WASHINGTON, USA – Today, the Financial Crimes Enforcement Network (FinCEN), in coordination with IRS Criminal Investigation (CI), issued a Notice to financial institutions calling attention to a concerning increase in state and federal payroll tax evasion and workers’ compensation insurance fraud in the US residential and commercial real estate construction industries.
Every year, state and federal tax authorities lose hundreds of millions of dollars to these schemes, which are perpetrated by illicit actors primarily through banks and check cashers.
“FinCEN is committed to combating fraud by shedding light on how illicit actors within the construction industry are using shell companies and other tactics to commit workers’ compensation fraud and avoid payroll taxes,” said FinCEN acting director Himamauli Das.
“We are proud of our collaboration with CI in issuing this Notice and exposing tax and insurance fraud that has plagued the construction industry and undermines law-abiding construction firms.

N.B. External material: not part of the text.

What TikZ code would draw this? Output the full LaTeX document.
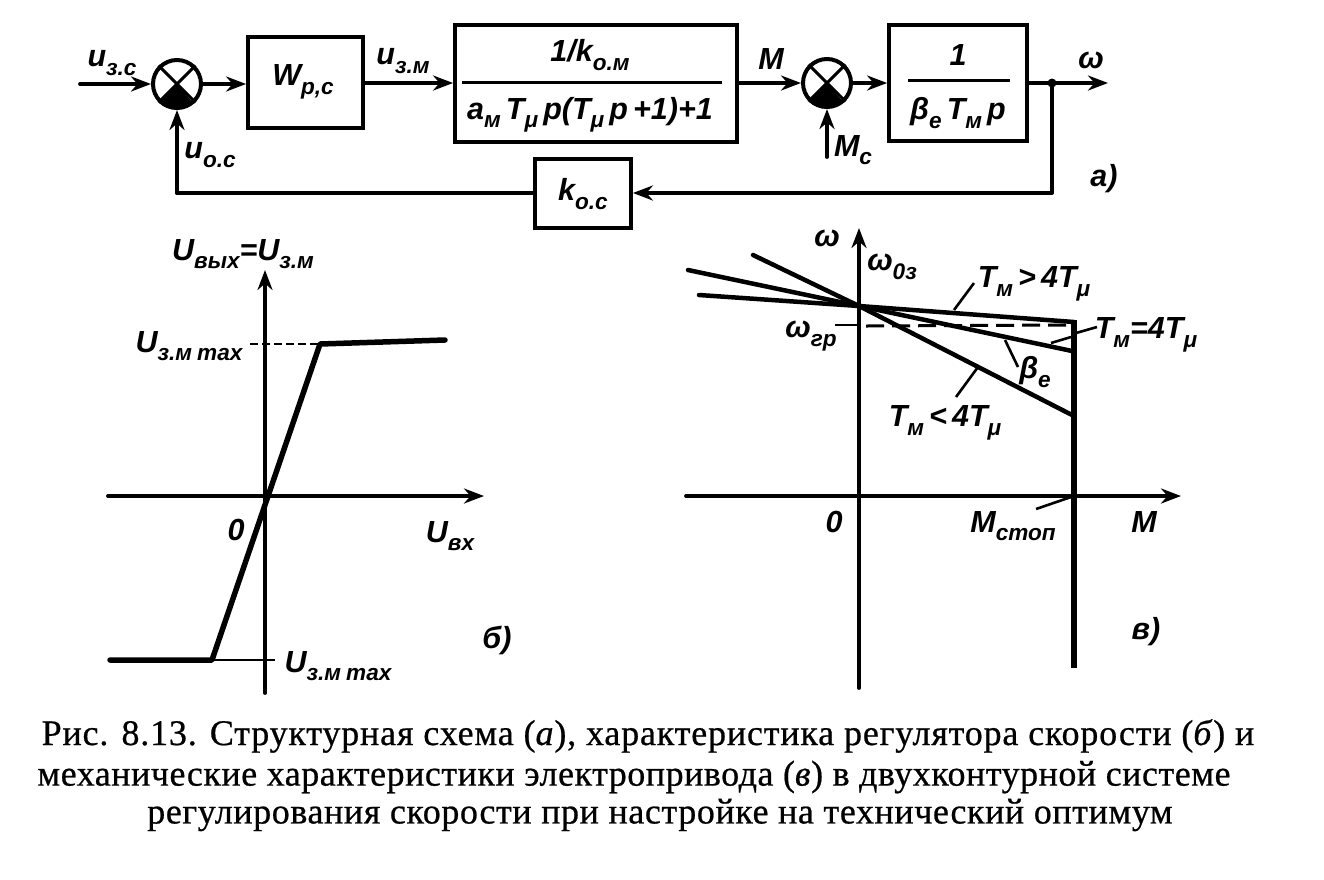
\documentclass[tikz,border=0pt]{standalone}
\usepackage{fontspec}
\setmainfont{Liberation Serif}
\newfontfamily\lblfont{Liberation Sans}
\newfontfamily\captfonta{Liberation Serif}[LetterSpace=2.3,FakeBold=0.6]
\newfontfamily\captfontb{Liberation Serif}[LetterSpace=1.45,FakeBold=0.6]
\newfontfamily\captfontc{Liberation Serif}[LetterSpace=1.65,FakeBold=0.6]
\usetikzlibrary{arrows.meta}
\newcommand{\sbs}[1]{\raisebox{-0.28em}{\scalebox{0.74}{#1}}}
\tikzset{
  x=1pt,y=-1pt,
  wire/.style={line width=3.8pt,line cap=round,line join=round},
  flow/.style={wire,-{Stealth[length=20pt,width=15pt]}},
  block/.style={draw,line width=3.8pt,inner sep=0pt,anchor=center},
  summer/.style={circle,draw,line width=4pt,minimum size=48pt,inner sep=0pt},
  lbl/.style={inner sep=0pt,font=\lblfont\bfseries\itshape\fontsize{30.5}{33}\selectfont},
  capt/.style={inner sep=0pt,fontsize36,anchor=center},
  fontsize36/.style={font=\fontsize{36}{40}\selectfont},
  curve/.style={line width=5.5pt,line join=round,line cap=round},
  char/.style={line width=4.5pt,line cap=round},
  leader/.style={line width=2.6pt},
}
\begin{document}
\begin{tikzpicture}
\useasboundingbox (0,0) rectangle (1324,879);
\fill[white] (0,0) rectangle (1324,879);
% block diagram
\node[summer] (s1) at (177,84) {};
\node[summer] (s2) at (827,83) {};
\foreach \s in {s1,s2}{
  \fill (\s.center) -- (\s.-135) arc[start angle=-135,end angle=-45,radius=24pt] -- cycle;
  \draw[line width=3pt] (\s.45) -- (\s.-135) (\s.135) -- (\s.-45);
}
\node[block,minimum width=115pt,minimum height=91pt] (w) at (305.5,82.5) {};
\node[block,minimum width=282pt,minimum height=117pt] (f1) at (596,83.5) {};
\node[block,minimum width=138pt,minimum height=116pt] (f2) at (958,83) {};
\node[block,minimum width=96pt,minimum height=69pt] (k) at (583,193.5) {};
\coordinate (in) at (80,84);
\coordinate (out) at (1108,83);
\coordinate (j) at (1052,83);
\coordinate (jd) at (1052,193);
\coordinate (fb) at (177,193);
\coordinate (mc) at (827,157);
\fill (j) circle (4.5pt);
\draw[flow] (in) -- (s1.west);
\draw[flow] (s1.east) -- (s1.east -| w.west);
\draw[flow] (w.east |- 0,83) -- (f1.west |- 0,83);
\draw[flow] (f1.east |- 0,83) -- (s2.west);
\draw[flow] (s2.east) -- (f2.west |- s2.east);
\draw[flow] (f2.east |- 0,83) -- (out);
\draw[flow] (j) -- (jd) -- (k.east |- jd);
\draw[wire] (k.west |- fb) -- (fb);
\draw[flow] (fb) -- (s1.south);
\draw[flow] (mc) -- (s2.south);
\draw[line width=3pt] (462,82) -- (722,82);
\draw[line width=3pt] (908,80) -- (1010,80);
\node[lbl] (l1) at (112,63) {u\sbs{з.с}};
\node[lbl] (l2) at (303,82) {W\sbs{р,с}};
\node[lbl] (l3) at (403,61) {u\sbs{з.м}};
\node[lbl] (l4) at (590,55) {1/k\sbs{о.м}};
\node[lbl] (l5) at (590,115) {a\sbs{м}\,T\sbs{μ}\,p(T\sbs{μ}\,p\,+1)+1};
\node[lbl] (l6) at (771,59) {M};
\node[lbl] (l7) at (1091,60) {ω};
\node[lbl] (l8) at (853,150) {M\sbs{с}};
\node[lbl] (l9) at (210,155) {u\sbs{о.с}};
\node[lbl] (l10) at (583,194) {k\sbs{о.с}};
\node[lbl] (l11) at (958,55) {1};
\node[lbl] (l12) at (958,113) {β\sbs{е}\,T\sbs{м}\,p};
\node[lbl] (l13) at (1104,179) {a)};
% graph b
\coordinate (bx0) at (108,496); \coordinate (bx1) at (484,496);
\coordinate (by0) at (265,693); \coordinate (by1) at (265,270);
\draw[flow] (bx0) -- (bx1);
\draw[flow] (by0) -- (by1);
\draw[leader,dash pattern=on 8pt off 4pt] (250,344) -- (320,344);
\draw[leader] (212,660) -- (275,660);
\draw[curve] (110,660) -- (212,660) -- (320,344) -- (445,340);
\node[lbl] (b1) at (243,254) {U\sbs{вых}=U\sbs{з.м}};
\node[lbl] (b2) at (189,346) {U\sbs{з.м}\,\sbs{max}};
\node[lbl] (b3) at (338,666) {U\sbs{з.м}\,\sbs{max}};
\node[lbl] (b4) at (236,530) {0};
\node[lbl] (b5) at (450,536) {U\sbs{вх}};
\node[lbl] (b6) at (497,640) {б)};
% graph c
\coordinate (cx0) at (686,496); \coordinate (cx1) at (1181,496);
\coordinate (cy0) at (859,688); \coordinate (cy1) at (859,228);
\coordinate (o) at (859,306);
\draw[flow] (cx0) -- (cx1);
\draw[flow] (cy0) -- (cy1);
\draw[char] (753,255) -- (o) -- (1074,416);
\draw[char] (688,270) -- (o) -- (1072,351);
\draw[char] (699,295) -- (o) -- (1074,322);
\draw[line width=6pt] (1074,320) -- (1074,668);
\draw[line width=3pt,dash pattern=on 18pt off 8pt] (866,326) -- (1070,325);
\draw[leader] (835,325) -- (859,325);
\draw[leader] (974,283) -- (954,310);
\draw[leader] (1097,327) -- (1076,333);
\draw[leader] (1051,343) -- (1071,337);
\draw[leader] (1005,340) -- (1018,367);
\draw[leader] (978,367) -- (956,397);
\draw[leader] (1036,509) -- (1074,496);
\node[lbl] (c1) at (827,238) {ω};
\node[lbl] (c2) at (892,267) {ω\sbs{0з}};
\node[lbl] (c3) at (1034,284) {T\sbs{м}\,>\,4T\sbs{μ}};
\node[lbl] (c4) at (1146,335) {T\sbs{м}=4T\sbs{μ}};
\node[lbl] (c5) at (811,336) {ω\sbs{гр}};
\node[lbl] (c6) at (1035,372) {β\sbs{е}};
\node[lbl] (c7) at (945,423) {T\sbs{м}\,<\,4T\sbs{μ}};
\node[lbl] (c8) at (834,522) {0};
\node[lbl] (c9) at (1013,526) {M\sbs{стоп}};
\node[lbl] (c10) at (1144,522) {M};
\node[lbl] (c11) at (1146,632) {в)};
% caption
\node[capt] (t1) at (648,736) {\captfonta Рис. 8.13. Структурная схема (\textit{а}), характеристика регулятора скорости (\textit{б}) и};
\node[capt] (t2) at (634,777) {\captfontb механические характеристики электропривода (\textit{в}) в двухконтурной системе};
\node[capt] (t3) at (660,815) {\captfontc регулирования скорости при настройке на технический оптимум};
\end{tikzpicture}
\end{document}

Today’s Notice provides information that financial institutions can use to remain vigilant in monitoring, detecting, and reporting suspicious activity that may be indicative of payroll tax evasion and workers’ compensation fraud in the construction industry.”
“Earlier this year, we touted how Bank Secrecy Act data plays an instrumental role in the agency’s criminal investigations, and we believe the data we receive in response to today’s Notice will expose a number of payroll tax evasion and workman’s compensation schemes,” said CI chief Jim Lee. “By enlisting the help of financial institutions, we hope to crack down on fraudsters and level the playing field for legitimate business owners.”
The Notice describes how payroll tax evasion and workers’ compensation fraud schemes may involve networks of individuals and the use of shell companies and fraudulent documents. These schemes affect the local and national construction job markets and put legitimate construction contractors and their employees at a competitive disadvantage. The Notice aligns with the Anti-Money Laundering/Countering the Financing of Terrorism National Priorities and provides financial institutions with an overview of the underlying schemes, red flag indicators, and specific Suspicious Activity Report (SAR) filing instructions.
This Notice also builds on FinCEN’s ongoing efforts to combat the use of shell companies in illicit activity. Last year, FinCEN took a historic step in support of US government efforts to crack down on shell companies and illicit finance by issuing a final rule establishing a beneficial ownership information reporting requirement, pursuant to the bipartisan Corporate Transparency Act. The rule will require most corporations, limited liability companies, and other entities created in or registered to do business in the United States to report information about their beneficial owners – the persons who ultimately own or control the company, to FinCEN.
Designed to protect US national security and strengthen the integrity and transparency of the US financial system, the rule will help to stop criminal actors, including oligarchs, kleptocrats, drug traffickers, human traffickers, and illicit actors within the construction industry referenced in this Notice and others who would use anonymous shell companies to hide their illicit proceeds.